Thinkin’ about grace today. The unmerited favor of God coupled with forgiveness. Considering the price Christ paid, we need to be sure he’s getting his monies worth. We must be worthy of the call. Paul said this in Ephesians 4:1.
In Philemon we see an escaped servant who had stolen from his master, imprisoned, and deserving of death in that culture. Yet, Paul dared to petition Philemon on his behalf. He asked Philemon not only to forgive Onesimus but let him stay with Paul to be a help to him. A master relinquishing his right to his property. “And I am praying that you will put into action the generosity that comes from your faith as you understand and experience all the good things we have in Christ. I am confident as I write this letter that you will do what I ask and even more!” Paul asked Philemon to extend grace to Onesimus which would demonstrate his devotion to the Call of Christ.

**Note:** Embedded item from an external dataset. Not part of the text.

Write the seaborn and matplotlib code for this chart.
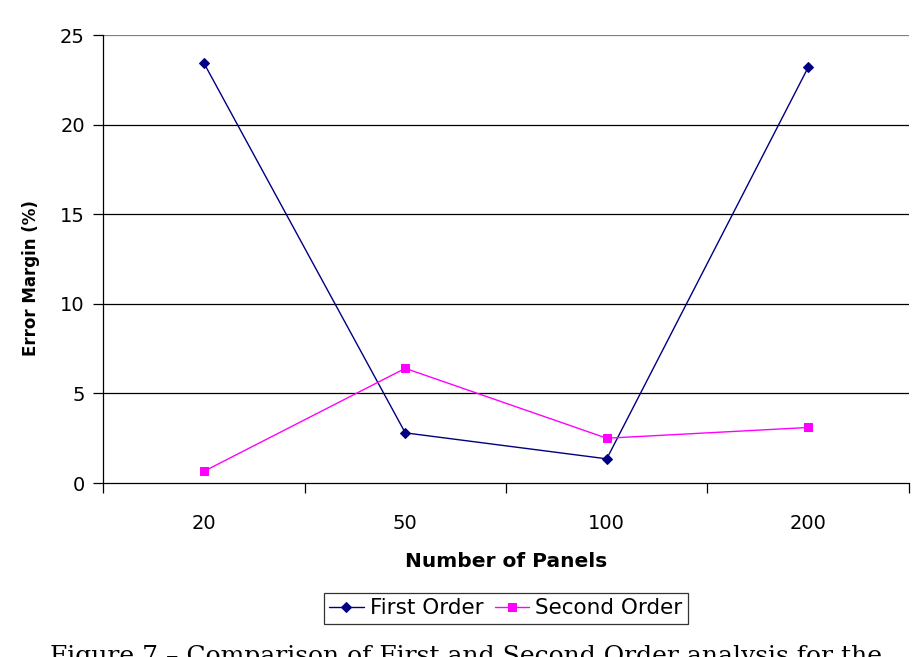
import seaborn as sns
import pandas as pd
import matplotlib.pyplot as plt
from matplotlib.ticker import FixedLocator

panels = ['20', '50', '100', '200']
first_order = [23.45, 2.8, 1.35, 23.2]
second_order = [0.65, 6.4, 2.5, 3.1]

df = pd.DataFrame({
    'Number of Panels': panels * 2,
    'Error': first_order + second_order,
    'Series': ['First Order'] * 4 + ['Second Order'] * 4,
})

sns.set_style('white')
plt.rcParams['font.family'] = ['DejaVu Sans']
plt.rcParams['text.color'] = 'black'
plt.rcParams['axes.labelcolor'] = 'black'
plt.rcParams['xtick.color'] = 'black'
plt.rcParams['ytick.color'] = 'black'

fig = plt.figure(figsize=(9.15, 6.57), dpi=100)
ax = fig.add_axes([0.1126, 0.2648, 0.8808, 0.6819])

# first order: navy diamonds
sns.lineplot(data=df[df['Series'] == 'First Order'], x='Number of Panels', y='Error',
             color='#000080', marker='D', markersize=5, markeredgecolor='#000080',
             linewidth=1, sort=False, ax=ax, label='First Order')
# second order: magenta squares
sns.lineplot(data=df[df['Series'] == 'Second Order'], x='Number of Panels', y='Error',
             color='#FF00FF', marker='s', markersize=6, markeredgecolor='#FF00FF',
             linewidth=1, sort=False, ax=ax, label='Second Order')

ax.set_xlim(-0.5, 3.5)
ax.set_ylim(0, 25)
ax.set_yticks([0, 5, 10, 15, 20, 25])
for y in [5, 10, 15, 20]:
    ax.axhline(y, color='black', linewidth=0.9, zorder=0)
ax.axhline(25, color='#808080', linewidth=0.9, zorder=0)

ax.set_xticks(range(len(panels)))
ax.set_xticklabels(panels)
ax.xaxis.set_minor_locator(FixedLocator([-0.5, 0.5, 1.5, 2.5, 3.5]))
ax.tick_params(axis='x', which='major', length=0, pad=22, labelsize=14)
ax.tick_params(axis='x', which='minor', length=7, width=0.9, color='black', direction='out', bottom=True)
ax.tick_params(axis='y', length=7, width=0.9, color='black', direction='out', left=True, pad=6, labelsize=14)

for side in ['top', 'right']:
    ax.spines[side].set_visible(False)
for side in ['left', 'bottom']:
    ax.spines[side].set_color('black')
    ax.spines[side].set_linewidth(0.9)

ax.set_xlabel('Number of Panels', fontsize=14.5, fontweight='bold', labelpad=14)
ax.set_ylabel('Error Margin (%)', fontsize=12, fontweight='bold')
ax.yaxis.set_label_coords(-0.078, 0.4576)

leg = ax.legend(loc='upper center', bbox_to_anchor=(0.5, -0.245), ncol=2, frameon=True,
                fontsize=15.5, handlelength=1.6, handletextpad=0.3, columnspacing=0.5,
                borderpad=0.25, borderaxespad=0, fancybox=False)
leg.get_frame().set_edgecolor('black')
leg.get_frame().set_linewidth(0.9)

fig.text(0.055, 0.0, 'Figure 7 \u2013 Comparison of First and Second Order analysis for the',
         fontsize=18, family='DejaVu Serif', va='center', ha='left')

plt.savefig('out.png', dpi=100)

In Titus, Paul gives strict instructions to servants such as Onesimus. He reminds all Christians that godly living will show others the “grace of God has been revealed, bringing salvation to all people”. The whole book tells us how to be worthy of the Call.
The words regarding the end times in the books of Thessalonians are a masterpiece of grace. We, like the people of Thessalonica, have done nothing to deserve eternal security in a place of love and joy. For some, the journey will be rough but all who endure are promised salvation. Indeed, Paul reminds us to live a life worthy of our call. The Pulpit commentary explains, “The calling was, properly speaking, only the commencement of the Christian life, but as it was the first link in a chain that terminated in glory.” When we accept Christ into our lives, we receive a call. A call to “ to do what is right, to love mercy, and to walk humbly with your God,”Micah 6:8. It is the first step to our entire life’s journey from glory to glory. Our words and our actions determine the evaluation of that call.
Think ’bout that.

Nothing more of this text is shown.